Data excerpt
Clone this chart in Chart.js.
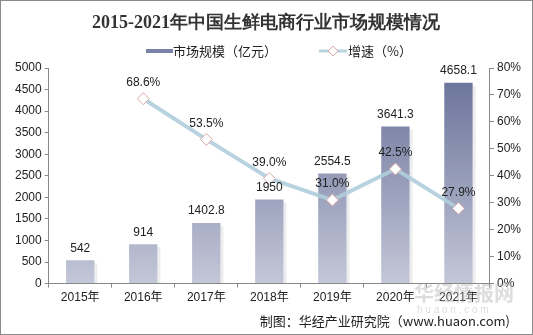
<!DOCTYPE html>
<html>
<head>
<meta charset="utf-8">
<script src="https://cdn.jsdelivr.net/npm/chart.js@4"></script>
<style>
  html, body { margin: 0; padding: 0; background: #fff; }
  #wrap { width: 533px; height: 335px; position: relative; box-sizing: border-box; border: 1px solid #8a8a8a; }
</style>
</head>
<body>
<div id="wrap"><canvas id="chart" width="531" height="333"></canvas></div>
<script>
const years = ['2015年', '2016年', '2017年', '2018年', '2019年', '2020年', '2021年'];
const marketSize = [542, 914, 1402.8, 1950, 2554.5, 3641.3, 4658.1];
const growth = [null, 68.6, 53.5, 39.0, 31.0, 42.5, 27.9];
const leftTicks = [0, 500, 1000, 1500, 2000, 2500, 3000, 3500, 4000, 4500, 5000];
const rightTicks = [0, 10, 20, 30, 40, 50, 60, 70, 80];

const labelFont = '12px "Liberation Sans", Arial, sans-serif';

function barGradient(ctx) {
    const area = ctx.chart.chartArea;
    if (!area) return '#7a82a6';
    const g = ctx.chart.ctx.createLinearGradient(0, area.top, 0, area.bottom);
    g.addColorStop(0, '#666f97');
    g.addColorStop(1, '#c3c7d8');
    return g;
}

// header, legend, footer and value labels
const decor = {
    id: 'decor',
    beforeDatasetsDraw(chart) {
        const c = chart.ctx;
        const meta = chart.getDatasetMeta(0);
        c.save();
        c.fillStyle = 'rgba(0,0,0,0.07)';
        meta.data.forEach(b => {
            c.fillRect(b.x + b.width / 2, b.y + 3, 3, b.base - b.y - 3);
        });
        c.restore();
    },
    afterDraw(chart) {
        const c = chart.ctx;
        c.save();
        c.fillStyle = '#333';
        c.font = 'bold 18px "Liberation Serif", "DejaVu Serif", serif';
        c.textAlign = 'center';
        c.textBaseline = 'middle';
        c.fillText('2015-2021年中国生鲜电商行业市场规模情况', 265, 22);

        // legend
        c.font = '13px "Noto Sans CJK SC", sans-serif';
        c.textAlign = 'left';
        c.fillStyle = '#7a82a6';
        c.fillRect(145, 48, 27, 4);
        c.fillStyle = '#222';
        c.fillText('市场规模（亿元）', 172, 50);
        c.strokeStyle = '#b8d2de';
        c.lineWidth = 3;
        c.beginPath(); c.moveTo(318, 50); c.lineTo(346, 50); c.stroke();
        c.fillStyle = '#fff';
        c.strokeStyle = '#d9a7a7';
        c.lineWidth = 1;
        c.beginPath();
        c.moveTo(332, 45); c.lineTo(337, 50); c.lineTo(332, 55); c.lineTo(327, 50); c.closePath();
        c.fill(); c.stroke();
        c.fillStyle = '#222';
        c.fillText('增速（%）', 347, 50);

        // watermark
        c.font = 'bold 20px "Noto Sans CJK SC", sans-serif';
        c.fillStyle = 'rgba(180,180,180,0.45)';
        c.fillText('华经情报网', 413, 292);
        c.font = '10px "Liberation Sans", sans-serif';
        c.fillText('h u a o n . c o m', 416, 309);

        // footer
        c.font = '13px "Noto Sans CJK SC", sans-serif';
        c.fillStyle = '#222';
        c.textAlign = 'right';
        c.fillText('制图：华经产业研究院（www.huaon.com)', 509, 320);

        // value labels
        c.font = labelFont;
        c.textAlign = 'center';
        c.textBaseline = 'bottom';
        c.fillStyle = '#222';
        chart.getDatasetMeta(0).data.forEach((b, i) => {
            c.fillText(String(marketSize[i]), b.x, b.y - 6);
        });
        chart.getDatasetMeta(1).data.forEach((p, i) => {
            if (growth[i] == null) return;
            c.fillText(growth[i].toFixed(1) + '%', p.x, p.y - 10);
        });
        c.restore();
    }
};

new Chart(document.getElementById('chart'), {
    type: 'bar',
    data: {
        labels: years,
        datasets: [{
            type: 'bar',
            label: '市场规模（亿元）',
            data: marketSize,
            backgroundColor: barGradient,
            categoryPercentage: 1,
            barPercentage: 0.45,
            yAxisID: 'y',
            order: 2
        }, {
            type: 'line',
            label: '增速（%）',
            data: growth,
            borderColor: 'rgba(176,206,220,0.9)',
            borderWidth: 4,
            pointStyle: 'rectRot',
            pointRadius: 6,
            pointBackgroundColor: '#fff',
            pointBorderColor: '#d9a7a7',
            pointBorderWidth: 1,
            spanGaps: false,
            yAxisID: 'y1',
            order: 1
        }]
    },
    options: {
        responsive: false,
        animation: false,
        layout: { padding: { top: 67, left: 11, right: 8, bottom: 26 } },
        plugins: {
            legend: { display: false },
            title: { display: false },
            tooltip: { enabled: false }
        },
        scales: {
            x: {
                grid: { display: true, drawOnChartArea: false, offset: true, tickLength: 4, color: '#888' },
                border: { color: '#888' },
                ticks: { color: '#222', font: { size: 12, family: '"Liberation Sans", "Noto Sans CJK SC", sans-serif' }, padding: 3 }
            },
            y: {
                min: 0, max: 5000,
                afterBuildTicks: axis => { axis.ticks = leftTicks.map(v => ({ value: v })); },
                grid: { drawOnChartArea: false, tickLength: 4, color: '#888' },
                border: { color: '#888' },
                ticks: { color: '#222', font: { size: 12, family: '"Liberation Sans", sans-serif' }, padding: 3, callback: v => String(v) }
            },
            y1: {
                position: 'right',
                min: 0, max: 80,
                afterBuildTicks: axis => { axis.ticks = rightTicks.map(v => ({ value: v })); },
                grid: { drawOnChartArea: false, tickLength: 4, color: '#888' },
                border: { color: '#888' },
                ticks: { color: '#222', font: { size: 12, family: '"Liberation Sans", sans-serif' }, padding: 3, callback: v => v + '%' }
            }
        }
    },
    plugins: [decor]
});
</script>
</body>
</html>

The task
Return the material word for word. Pictures are not part of the copy.

The result
Clone this chart in Chart.js.
<!DOCTYPE html>
<html>
<head>
<meta charset="utf-8">
<script src="https://cdn.jsdelivr.net/npm/chart.js@4"></script>
<style>
  html, body { margin: 0; padding: 0; background: #fff; }
  #wrap { width: 533px; height: 335px; position: relative; box-sizing: border-box; border: 1px solid #8a8a8a; }
</style>
</head>
<body>
<div id="wrap"><canvas id="chart" width="531" height="333"></canvas></div>
<script>
const years = ['2015年', '2016年', '2017年', '2018年', '2019年', '2020年', '2021年'];
const marketSize = [542, 914, 1402.8, 1950, 2554.5, 3641.3, 4658.1];
const growth = [null, 68.6, 53.5, 39.0, 31.0, 42.5, 27.9];
const leftTicks = [0, 500, 1000, 1500, 2000, 2500, 3000, 3500, 4000, 4500, 5000];
const rightTicks = [0, 10, 20, 30, 40, 50, 60, 70, 80];

const labelFont = '12px "Liberation Sans", Arial, sans-serif';

function barGradient(ctx) {
    const area = ctx.chart.chartArea;
    if (!area) return '#7a82a6';
    const g = ctx.chart.ctx.createLinearGradient(0, area.top, 0, area.bottom);
    g.addColorStop(0, '#666f97');
    g.addColorStop(1, '#c3c7d8');
    return g;
}

// header, legend, footer and value labels
const decor = {
    id: 'decor',
    beforeDatasetsDraw(chart) {
        const c = chart.ctx;
        const meta = chart.getDatasetMeta(0);
        c.save();
        c.fillStyle = 'rgba(0,0,0,0.07)';
        meta.data.forEach(b => {
            c.fillRect(b.x + b.width / 2, b.y + 3, 3, b.base - b.y - 3);
        });
        c.restore();
    },
    afterDraw(chart) {
        const c = chart.ctx;
        c.save();
        c.fillStyle = '#333';
        c.font = 'bold 18px "Liberation Serif", "DejaVu Serif", serif';
        c.textAlign = 'center';
        c.textBaseline = 'middle';
        c.fillText('2015-2021年中国生鲜电商行业市场规模情况', 265, 22);

        // legend
        c.font = '13px "Noto Sans CJK SC", sans-serif';
        c.textAlign = 'left';
        c.fillStyle = '#7a82a6';
        c.fillRect(145, 48, 27, 4);
        c.fillStyle = '#222';
        c.fillText('市场规模（亿元）', 172, 50);
        c.strokeStyle = '#b8d2de';
        c.lineWidth = 3;
        c.beginPath(); c.moveTo(318, 50); c.lineTo(346, 50); c.stroke();
        c.fillStyle = '#fff';
        c.strokeStyle = '#d9a7a7';
        c.lineWidth = 1;
        c.beginPath();
        c.moveTo(332, 45); c.lineTo(337, 50); c.lineTo(332, 55); c.lineTo(327, 50); c.closePath();
        c.fill(); c.stroke();
        c.fillStyle = '#222';
        c.fillText('增速（%）', 347, 50);

        // watermark
        c.font = 'bold 20px "Noto Sans CJK SC", sans-serif';
        c.fillStyle = 'rgba(180,180,180,0.45)';
        c.fillText('华经情报网', 413, 292);
        c.font = '10px "Liberation Sans", sans-serif';
        c.fillText('h u a o n . c o m', 416, 309);

        // footer
        c.font = '13px "Noto Sans CJK SC", sans-serif';
        c.fillStyle = '#222';
        c.textAlign = 'right';
        c.fillText('制图：华经产业研究院（www.huaon.com)', 509, 320);

        // value labels
        c.font = labelFont;
        c.textAlign = 'center';
        c.textBaseline = 'bottom';
        c.fillStyle = '#222';
        chart.getDatasetMeta(0).data.forEach((b, i) => {
            c.fillText(String(marketSize[i]), b.x, b.y - 6);
        });
        chart.getDatasetMeta(1).data.forEach((p, i) => {
            if (growth[i] == null) return;
            c.fillText(growth[i].toFixed(1) + '%', p.x, p.y - 10);
        });
        c.restore();
    }
};

new Chart(document.getElementById('chart'), {
    type: 'bar',
    data: {
        labels: years,
        datasets: [{
            type: 'bar',
            label: '市场规模（亿元）',
            data: marketSize,
            backgroundColor: barGradient,
            categoryPercentage: 1,
            barPercentage: 0.45,
            yAxisID: 'y',
            order: 2
        }, {
            type: 'line',
            label: '增速（%）',
            data: growth,
            borderColor: 'rgba(176,206,220,0.9)',
            borderWidth: 4,
            pointStyle: 'rectRot',
            pointRadius: 6,
            pointBackgroundColor: '#fff',
            pointBorderColor: '#d9a7a7',
            pointBorderWidth: 1,
            spanGaps: false,
            yAxisID: 'y1',
            order: 1
        }]
    },
    options: {
        responsive: false,
        animation: false,
        layout: { padding: { top: 67, left: 11, right: 8, bottom: 26 } },
        plugins: {
            legend: { display: false },
            title: { display: false },
            tooltip: { enabled: false }
        },
        scales: {
            x: {
                grid: { display: true, drawOnChartArea: false, offset: true, tickLength: 4, color: '#888' },
                border: { color: '#888' },
                ticks: { color: '#222', font: { size: 12, family: '"Liberation Sans", "Noto Sans CJK SC", sans-serif' }, padding: 3 }
            },
            y: {
                min: 0, max: 5000,
                afterBuildTicks: axis => { axis.ticks = leftTicks.map(v => ({ value: v })); },
                grid: { drawOnChartArea: false, tickLength: 4, color: '#888' },
                border: { color: '#888' },
                ticks: { color: '#222', font: { size: 12, family: '"Liberation Sans", sans-serif' }, padding: 3, callback: v => String(v) }
            },
            y1: {
                position: 'right',
                min: 0, max: 80,
                afterBuildTicks: axis => { axis.ticks = rightTicks.map(v => ({ value: v })); },
                grid: { drawOnChartArea: false, tickLength: 4, color: '#888' },
                border: { color: '#888' },
                ticks: { color: '#222', font: { size: 12, family: '"Liberation Sans", sans-serif' }, padding: 3, callback: v => v + '%' }
            }
        }
    },
    plugins: [decor]
});
</script>
</body>
</html>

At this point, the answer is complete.